Porque para que uma escolha seja efetivamente democrática, cada sujeito precisa ter o máximo de elementos possíveis sobre cada candidatura e suas propostas e, para isso, as posições precisam ser confrontadas. Do contrário, a escolha dos eleitores fica refém da esfera individual, da sua bolha virtual, dos algoritmos das redes sociais, das fake news, da corrupção de campanha, das mentiras.
Democracia está longe de ser mero direito ao voto. Pois, do contrário, este poderia estar completamente condenado à desinformação e à mentira. É preciso ir além, é preciso que o povo tenha ciência do que está em jogo com a maior clareza possível. Para isso, o debate é fundamental para as decisões democráticas.
A democracia burguesa, em sua forma representativa, é completamente defeituosa. Pois afasta o eleitorado das escolhas e decisões reais, que são tomadas, na verdade, pelos ditos representantes do povo. Todavia, é notório, em especial, no Brasil, a incongruência entre as decisões das classes políticas, como no Congresso Nacional, e a vontade da maior parte da população. Caberia outro texto de debate apenas para explorar as facetas podres da democracia representativa, como, por exemplo, o fato de que, no fundo, grande parte dos candidatos ao executivo ou legislativo, são eleitos, não pelo resultado da reflexão profunda de cada eleitor sobre suas propostas, mas pelo número de investimentos, de relações com as mídias, com as igrejas, etc, por trás de cada candidatura.

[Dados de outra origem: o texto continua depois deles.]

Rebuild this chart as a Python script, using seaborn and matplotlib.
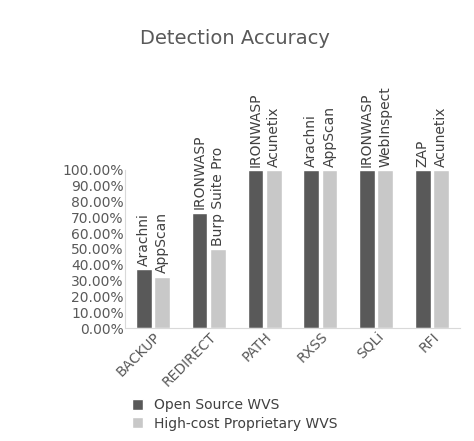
import matplotlib
matplotlib.use("Agg")
import matplotlib.pyplot as plt
import seaborn as sns
import pandas as pd
from matplotlib.ticker import PercentFormatter

categories = ["BACKUP", "REDIRECT", "PATH", "RXSS", "SQLi", "RFI"]
open_source = [37.5, 73.0, 100, 100, 100, 100]
proprietary = [32.5, 50.0, 100, 100, 100, 100]
open_tools = ["Arachni", "IRONWASP", "IRONWASP", "Arachni", "IRONWASP", "ZAP"]
prop_tools = ["AppScan", "Burp Suite Pro", "Acunetix", "AppScan", "WebInspect", "Acunetix"]
series = ["Open Source WVS", "High-cost Proprietary WVS"]

df = pd.DataFrame({
    "cat": categories * 2,
    "val": open_source + proprietary,
    "series": [series[0]] * 6 + [series[1]] * 6,
})

sns.set_style("white")
plt.rcParams["font.family"] = ["DejaVu Sans"]
fig = plt.figure(figsize=(4.74, 4.41), dpi=100)
ax = fig.add_axes([0.264, 0.256, 0.706, 0.359])
sns.barplot(data=df, x="cat", y="val", hue="series", palette=["#595959", "#c8c8c8"],
            width=0.66, gap=0.15, ax=ax, legend=True)
ax.set_ylim(0, 100)
ax.set_yticks(range(0, 101, 10))
ax.yaxis.set_major_formatter(PercentFormatter(decimals=2))
ax.set_xlabel("")
ax.set_ylabel("")
for s in ["top", "right"]:
    ax.spines[s].set_visible(False)
ax.spines["left"].set_color("#d9d9d9")
ax.spines["bottom"].set_color("#d9d9d9")
ax.tick_params(colors="#595959", labelsize=10, length=0, pad=1)
plt.setp(ax.get_xticklabels(), rotation=45, ha="right", rotation_mode="anchor")

for cont, names in zip(ax.containers, [open_tools, prop_tools]):
    for bar, name in zip(cont, names):
        ax.text(bar.get_x() + bar.get_width() / 2, bar.get_height() + 2, name,
                rotation=90, ha="center", va="bottom", fontsize=10, color="#404040",
                clip_on=False)

ax.legend(loc="upper left", bbox_to_anchor=(0.0, -0.4), frameon=False,
          fontsize=10, handlelength=0.8, handleheight=0.8, labelcolor="#404040",
          borderpad=0, labelspacing=0.3)
fig.text(0.495, 0.9, "Detection Accuracy", ha="center", fontsize=14, color="#595959")
fig.savefig("out.png", dpi=100)
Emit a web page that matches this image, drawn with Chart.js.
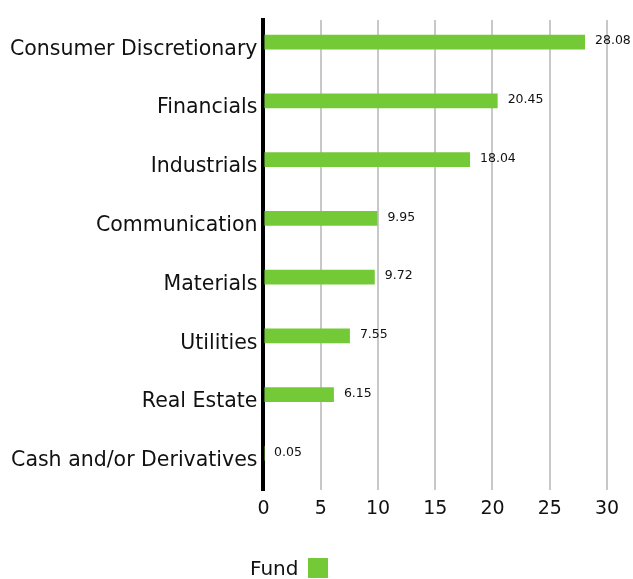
<!DOCTYPE html>
<html>
<head>
<meta charset="utf-8">
<script src="https://cdn.jsdelivr.net/npm/chart.js@4"></script>
<style>
  html, body { margin: 0; padding: 0; background: #fff; }
  #wrap { position: relative; width: 633px; height: 579px; overflow: hidden; }
  #legend { position: absolute; left: 250px; top: 556px; font: 20px "DejaVu Sans", sans-serif; color: #111; display: flex; align-items: center; }
  #legend span.box { display: inline-block; width: 20px; height: 20px; background: #74c936; margin-left: 10px; }
</style>
</head>
<body>
<div id="wrap">
  <canvas id="sectorChart" width="633" height="579"></canvas>
  <div id="legend">Fund<span class="box"></span></div>
</div>
<script>
// sector weights
const categories = ['Consumer Discretionary', 'Financials', 'Industrials', 'Communication', 'Materials', 'Utilities', 'Real Estate', 'Cash and/or Derivatives'];
const fundValues = [28.08, 20.45, 18.04, 9.95, 9.72, 7.55, 6.15, 0.05];
const emptyValues = [null, null, null, null, null, null, null, null];
const xTicks = [0, 5, 10, 15, 20, 25, 30];

const fontFamily = '"DejaVu Sans", sans-serif';

// draws the value next to each bar end
const valueLabels = {
    id: 'valueLabels',
    afterDatasetsDraw(chart) {
        const ctx = chart.ctx;
        const meta = chart.getDatasetMeta(0);
        ctx.save();
        ctx.font = '12.5px ' + fontFamily;
        ctx.fillStyle = '#111';
        ctx.textAlign = 'left';
        ctx.textBaseline = 'middle';
        meta.data.forEach(function(bar, i) {
            ctx.fillText(fundValues[i].toFixed(2), bar.x + 10, bar.y - 1);
        });
        ctx.restore();
    }
};

new Chart(document.getElementById('sectorChart'), {
    type: 'bar',
    data: {
        labels: categories,
        datasets: [{
            label: 'Fund',
            data: fundValues,
            backgroundColor: '#74c936',
            categoryPercentage: 0.5,
            barPercentage: 1.0
        }, {
            label: 'Other',
            data: emptyValues,
            backgroundColor: '#cccccc',
            categoryPercentage: 0.5,
            barPercentage: 1.0
        }]
    },
    options: {
        indexAxis: 'y',
        responsive: false,
        animation: false,
        layout: {
            padding: { top: 20, right: 26, bottom: 52, left: 4 }
        },
        plugins: {
            legend: { display: false },
            tooltip: { enabled: false }
        },
        scales: {
            x: {
                min: 0,
                max: 30,
                afterBuildTicks: function(axis) {
                    axis.ticks = xTicks.map(v => ({ value: v }));
                },
                grid: {
                    color: '#c8c8c8',
                    lineWidth: 2,
                    drawTicks: false
                },
                border: { display: false },
                ticks: {
                    color: '#111',
                    padding: 7,
                    font: { family: fontFamily, size: 19 }
                }
            },
            y: {
                grid: { display: false, drawTicks: false },
                border: { display: true, color: '#000', width: 4 },
                ticks: {
                    color: '#111',
                    padding: 6,
                    font: { family: fontFamily, size: 20.5 }
                }
            }
        }
    },
    plugins: [valueLabels]
});
</script>
</body>
</html>
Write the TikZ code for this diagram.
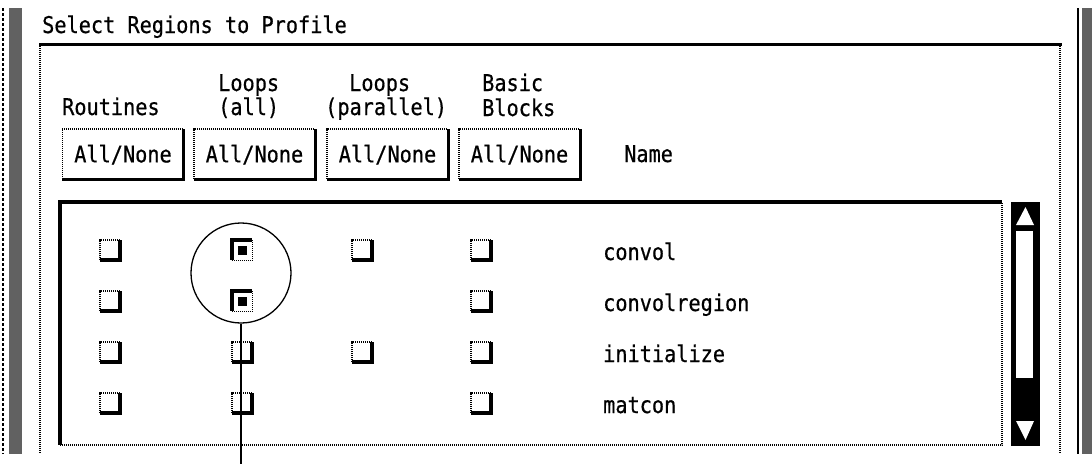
\documentclass[tikz,border=0pt]{standalone}
\usepackage{fontspec}
\newfontfamily\uifont[FakeStretch=0.88, FakeBold=0.6]{DejaVu Sans Mono}
\begin{document}
\begin{tikzpicture}[x=1pt,y=-1pt,
  txt/.style={font=\uifont\fontsize{23}{26}\selectfont, inner sep=0pt, anchor=base west},
  btn/.style={font=\uifont\fontsize{23}{26}\selectfont, inner sep=0pt, minimum width=121pt, minimum height=50pt, text height=16.8pt, text depth=0pt},
  cbox/.style={inner sep=0pt, minimum size=20pt},
  halft/.style={line width=1.6pt, dash pattern=on 1pt off 1pt, black},
  solidedge/.style={line width=3pt, black},
  winedge/.style={line width=1.5pt, black},
  winbar/.style={fill=black!62},
]
\useasboundingbox (0,0) rectangle (1092,464);

% window borders
\draw[winedge, dash pattern=on 3pt off 2pt] (3,8) -- (3,454);
\fill[winbar] (9,8) rectangle (22,454);
\draw[winedge] (1078,8) -- (1078,454);
\fill[winbar] (1082,8) rectangle (1092,454);

% group frame
\node[txt] (title) at (42,33) {Select Regions to Profile};
\draw[halft] (40,44) -- (40,454);
\draw[halft, line width=2.8pt] (1060,44) -- (1060,454);
\draw[solidedge] (39,44.5) -- (1061.5,44.5);

% headers
\node[txt] (hR)  at (62,115)  {Routines};
\node[txt] (hL1) at (218,91)  {Loops};
\node[txt] (hL2) at (218,115) {(all)};
\node[txt] (hP1) at (349,91)  {Loops};
\node[txt] (hP2) at (325,115) {(parallel)};
\node[txt] (hB1) at (482,91)  {Basic};
\node[txt] (hB2) at (482,116) {Blocks};
\node[txt] (hN)  at (624,162) {Name};

% buttons
\foreach \nm/\cx in {b1/123, b2/254.5, b3/387.5, b4/519.5}{
  \node[btn] (\nm) at (\cx,154) {All/None};
  \draw[halft] (\nm.south west) |- (\nm.north east);
  \draw[solidedge] (\nm.south west) -| (\nm.north east);
}

% list box
\node[cbox, minimum width=942pt, minimum height=243pt] (list) at (531,323.5) {};
\draw[halft] (list.south west) -| (list.north east);
\draw[line width=3.5pt] (list.south west) |- (list.north east);

% scrollbar
\node[inner sep=0pt, minimum width=29pt, minimum height=244pt, fill=black] (scroll) at (1025.5,324) {};
\fill[white] (1025.5,207) -- (1034,225) -- (1016,225) -- cycle;
\fill[white] (1015.5,231) rectangle (1033,378);
\fill[white] (1016,421) -- (1034,421) -- (1025.5,440) -- cycle;

% unchecked boxes
\foreach \nm/\cx/\cy in {c11/110/250, c12/110/301, c13/110/352, c14/110/403,
                         c23/242/352, c24/242/403,
                         c31/362/250, c33/362/352,
                         c41/481/250, c42/481/301, c43/481/352, c44/481/403}{
  \node[cbox] (\nm) at (\cx,\cy) {};
  \draw[halft, line width=1.4pt] (\nm.south west) |- (\nm.north east);
  \draw[line width=3.5pt] (\nm.south west) -| (\nm.north east);
}
% checked boxes
\foreach \nm/\cx/\cy in {c21/242/250, c22/242/301}{
  \node[cbox] (\nm) at (\cx,\cy) {};
  \draw[halft, line width=1.4pt] (\nm.south west) -| (\nm.north east);
  \draw[line width=4pt] (\nm.south west) |- (\nm.north east);
  \fill (\cx-4.5,\cy-4.5) rectangle (\cx+4.5,\cy+4.5);
}

% names
\node[txt] (n1) at (603,260) {convol};
\node[txt] (n2) at (603,311) {convolregion};
\node[txt] (n3) at (603,362) {initialize};
\node[txt] (n4) at (603,413) {matcon};

% callout
\node[circle, draw, line width=1.3pt, minimum size=100pt, inner sep=0pt] (hl) at (241,273) {};
\coordinate (tail) at (241,464);
\draw[line width=2pt] (hl.south) -- (tail);
\end{tikzpicture}
\end{document}
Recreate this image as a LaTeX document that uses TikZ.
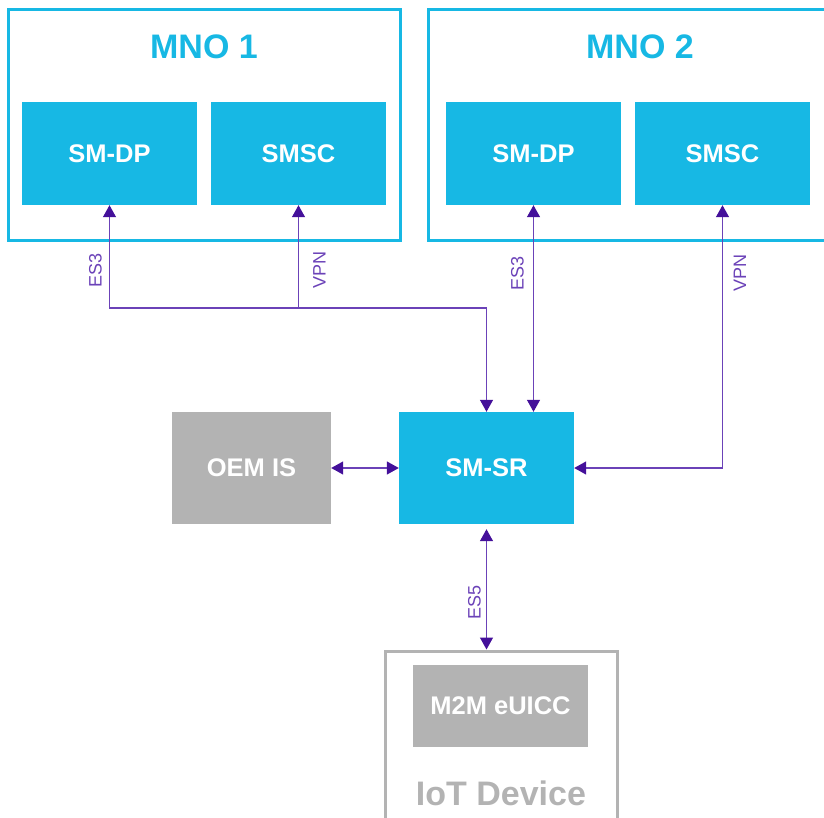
\documentclass[tikz,border=0pt]{standalone}
\usepackage{fontspec}
\setmainfont{Liberation Sans}
\usetikzlibrary{arrows.meta,positioning,calc}
\definecolor{mnoblue}{HTML}{17B8E4}
\definecolor{oemgray}{HTML}{B3B3B3}
\definecolor{tipviolet}{HTML}{44109A}
\definecolor{linkviolet}{HTML}{6B42B8}

\begin{document}
\begin{tikzpicture}[x=1pt,y=-1pt,
  frame/.style={draw=#1,line width=3pt,inner sep=0pt},
  title/.style={font=\bfseries\fontsize{34}{40}\selectfont,text=#1},
  entity/.style={fill=#1,text=white,inner sep=0pt,
    font=\bfseries\fontsize{25.5}{30}\selectfont},
  link/.style={linkviolet,line width=1.3pt,
    {Triangle[width=13pt,length=12pt,color=tipviolet]}-{Triangle[width=13pt,length=12pt,color=tipviolet]}},
  uplink/.style={linkviolet,line width=1.3pt,{Triangle[width=13pt,length=12pt,color=tipviolet]}-},
  lbl/.style={text=linkviolet,font=\fontsize{18}{20}\selectfont,rotate=90,inner sep=0pt}]
  \useasboundingbox (0,0) rectangle (824,817);

  % Operator frames
  \node[frame=mnoblue,minimum width=392pt,minimum height=231pt] (mnoA) at (204,124.5) {};
  \node[frame=mnoblue,minimum width=424pt,minimum height=231pt] (mnoB) at (640,124.5) {};
  \node[title=mnoblue] (mnoAtitle) at (204,47) {MNO 1};
  \node[title=mnoblue] (mnoBtitle) at (640,47) {MNO 2};

  % Operator entities
  \node[entity=mnoblue,minimum width=175pt,minimum height=103pt] (smdpA) at (109.5,153.5) {SM-DP};
  \node[entity=mnoblue,minimum width=175pt,minimum height=103pt] (smscA) at (298.5,153.5) {SMSC};
  \node[entity=mnoblue,minimum width=175pt,minimum height=103pt] (smdpB) at (533.5,153.5) {SM-DP};
  \node[entity=mnoblue,minimum width=175pt,minimum height=103pt] (smscB) at (722.5,153.5) {SMSC};

  % Middle row
  \node[entity=mnoblue,minimum width=175pt,minimum height=112pt] (smsr) at (486.5,468) {SM-SR};
  \node[entity=oemgray,minimum width=159pt,minimum height=112pt] (oem) at (251.5,468) {OEM IS};

  % Device
  \node[frame=oemgray,minimum width=232pt,minimum height=200pt] (iot) at (501,751) {};
  \node[entity=oemgray,minimum width=175pt,minimum height=82pt] (euicc) at (500.5,706) {M2M eUICC};
  \node[title=oemgray] (iottitle) at (501,793) {IoT Device};

  % Interfaces
  \coordinate (bendA) at (109.5,308);
  \coordinate (joinA) at (298.5,308);
  \draw[link] (smdpA.south) -- (bendA) -| (smsr.north);
  \draw[uplink] (smscA.south) -- (joinA);
  \draw[link] (smdpB.south) -- (smdpB.south |- smsr.north);
  \draw[link] (smsr.east) -| (smscB.south);
  \draw[link] (oem) -- (smsr);
  \draw[link,shorten <=5pt] (smsr.south) -- (smsr.south |- iot.north);

  % Interface labels
  \node[lbl] (es3A) at (95.5,270) {ES3};
  \node[lbl] (vpnA) at (319.5,270) {VPN};
  \node[lbl] (es3B) at (517.5,273) {ES3};
  \node[lbl] (vpnB) at (740,273) {VPN};
  \node[lbl] (es5) at (474.5,602) {ES5};
\end{tikzpicture}
\end{document}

O mínimo que espera-se, então, desta democracia capenga, é que apresente as propostas, de forma clara, através dos debates. Se já somos alienados nas principais decisões no que tange a vida pública, que, ao menos, seja exposto claramente o programa político de cada um que almeja nos representar doravante. Não resta dúvida de que, para isso, é preciso que haja debates.
Portanto, definitivamente o debate não é secundário ao povo. Mas é óbvio que não é prioritário à candidatura de Bolsonaro, ao contrário, o debate é rejeitado pelo mesmo e com razão! Pois é no debate que melhor mostrou-se o completo despreparo de Bolsonaro. Sem conseguir apresentar o mínimo de conhecido sobre as principais questões sociais e como resolvê-las, Bolsonaro apelava para a suposta ditadura gayzista e comunista em ascensão ou coisa parecida. Mas não só isso. Era expressiva sua burrice ao falar de qualquer tema, com falas absurdas e que não apresentavam um programa de governo sólido.
Se para fazer um debate com oito candidatos, com poucas falas de cada um, Bolsonaro precisava escrever na mão, imagina o que aconteceria com ele sozinho num debate contra Haddad. Por isso, sua estratégia é se abster deste confronto e reduzir sua candidatura à falatório unilateral, no conforto de sua casa, via transmissão online nas redes sociais. Para não mencionar o financiamento indevido de sua campanha por setores privados, como revelado há alguns dias. Ou para não entrar nas minúcias dos danos prejudiciais das fake news que sustentam sua candidatura, inclusive, promovida pelo próprio candidato e seu partido, como a suposta irregularidade nas urnas.
Sua estratégia é manter-se no terreno seguro de votos, nos meios virtuais e por meio de mentiras. Sua candidatura está se criando e consolidando com a ausência dos debates e da apresentação clara das propostas. Seu plano tem sido desviar da necessidade de fazer algo crucial para nossa frágil democracia: posicionar-se nitidamente sobre as principais questões sociais. Em outras palavras, a estratégia de Bolsonaro tem sido fazer o povo de idiota!
*O texto é de inteira responsabilidade da autora e pode não refletir a opinião do Jornal.